Question

Use the fact that triangles are similar. With $$100 \mathrm{ft}$$ of string out, a kite is $$64 \mathrm{ft}$$ above ground level. When the girl flying the kite pulls in 40 ft of string, the angle formed by the string and the ground does not change. What is the height of the kite above the ground after the $$40 \mathrm{ft}$$ of string have been taken in?

Answer

**step1** Understanding the initial situation

The problem describes an initial situation where a kite has $$100 \mathrm{ft}$$ of string out, and its height above the ground is $$64 \mathrm{ft}$$. This forms a right-angled triangle, where the string is the hypotenuse (the longest side) and the height is one of the vertical legs.

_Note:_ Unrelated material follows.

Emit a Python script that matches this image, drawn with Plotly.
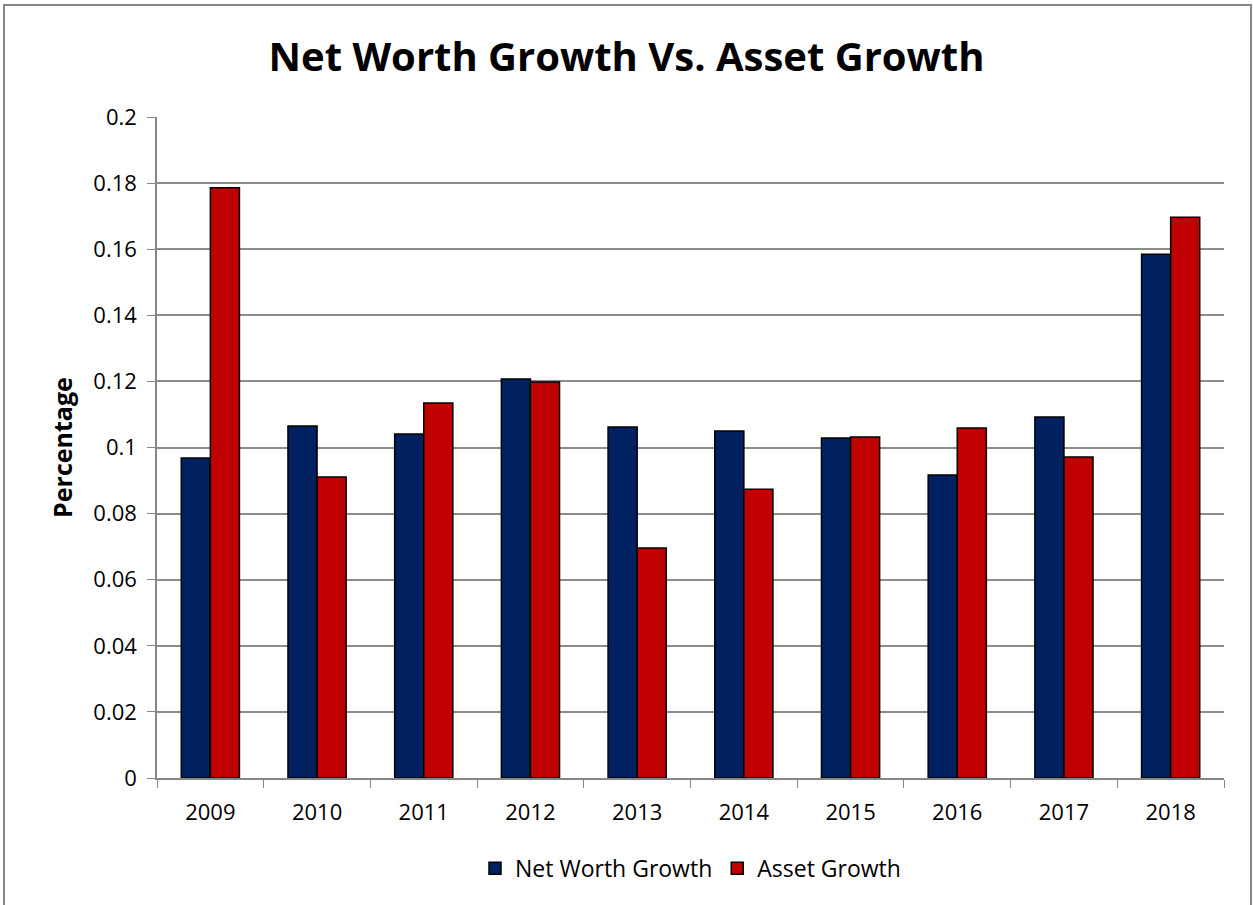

**step2** Understanding the change in situation

The girl pulls in $$40 \mathrm{ft}$$ of string. To find the new length of the string, we subtract the amount pulled in from the original length:
Original string length: $$100 \mathrm{ft}$$
String pulled in: $$40 \mathrm{ft}$$
New string length = $$100 \mathrm{ft} - 40 \mathrm{ft} = 60 \mathrm{ft}$$.

**step3** Applying the concept of similar triangles

The problem states that the angle formed by the string and the ground does not change. Since the kite's height is always measured perpendicular to the ground (forming a right angle), we have two right-angled triangles that share the same angles. Triangles with the same angles are called similar triangles. For similar triangles, the ratio of corresponding sides is always the same.

**step4** Setting up the ratio for the heights and string lengths

Since the triangles are similar, the ratio of the kite's height to the string's length must be the same in both situations.
Initial ratio:
$$\frac{\text{Initial Height}}{\text{Initial String Length}} = \frac{64 \mathrm{ft}}{100 \mathrm{ft}}$$
New ratio:
$$\frac{\text{New Height}}{\text{New String Length}} = \frac{\text{New Height}}{60 \mathrm{ft}}$$
Because these ratios are equal, we can write:
$$\frac{\text{New Height}}{60} = \frac{64}{100}$$

**step5** Calculating the new height using ratios

To find the new height, we need to determine what value, when divided by $$60$$, gives the same ratio as $$64$$ divided by $$100$$.
First, let's simplify the initial ratio $$\frac{64}{100}$$. Both numbers are divisible by 4:
$$64 \div 4 = 16$$
$$100 \div 4 = 25$$
So, the simplified ratio is $$\frac{16}{25}$$. This means that the height is $$\frac{16}{25}$$ of the string length.
Now, we apply this ratio to the new string length of $$60 \mathrm{ft}$$.
$$\text{New Height} = 60 \mathrm{ft} \times \frac{16}{25}$$
To calculate this, we can multiply $$60$$ by $$16$$ and then divide by $$25$$:
$$60 \times 16 = 960$$
Now, divide $$960$$ by $$25$$:
$$960 \div 25$$
We can perform this division:
$$25 \text{ goes into } 96 \text{ three times } (25 \times 3 = 75) \text{ with a remainder of } 21.$$
Bring down the $$0$$ to make $$210$$.
$$25 \text{ goes into } 210 \text{ eight times } (25 \times 8 = 200) \text{ with a remainder of } 10.$$
So, we have $$38$$ with a remainder of $$10$$. This remainder can be written as a fraction $$\frac{10}{25}$$, which simplifies to $$\frac{2}{5}$$.
As a decimal, $$\frac{2}{5}$$ is $$0.4$$.
Therefore, the New Height is $$38 \frac{10}{25} \mathrm{ft} = 38 \frac{2}{5} \mathrm{ft} = 38.4 \mathrm{ft}$$.
Alternatively, we can find what fraction the new string length is of the original string length:
$$\frac{\text{New String Length}}{\text{Original String Length}} = \frac{60 \mathrm{ft}}{100 \mathrm{ft}} = \frac{6}{10} = 0.6$$
Since the triangles are similar, the new height will be this same fraction of the original height:
$$\text{New Height} = \text{Original Height} \times 0.6$$
$$\text{New Height} = 64 \mathrm{ft} \times 0.6$$
$$64 \times 0.6 = 38.4$$
So, the new height of the kite is $$38.4 \mathrm{ft}$$.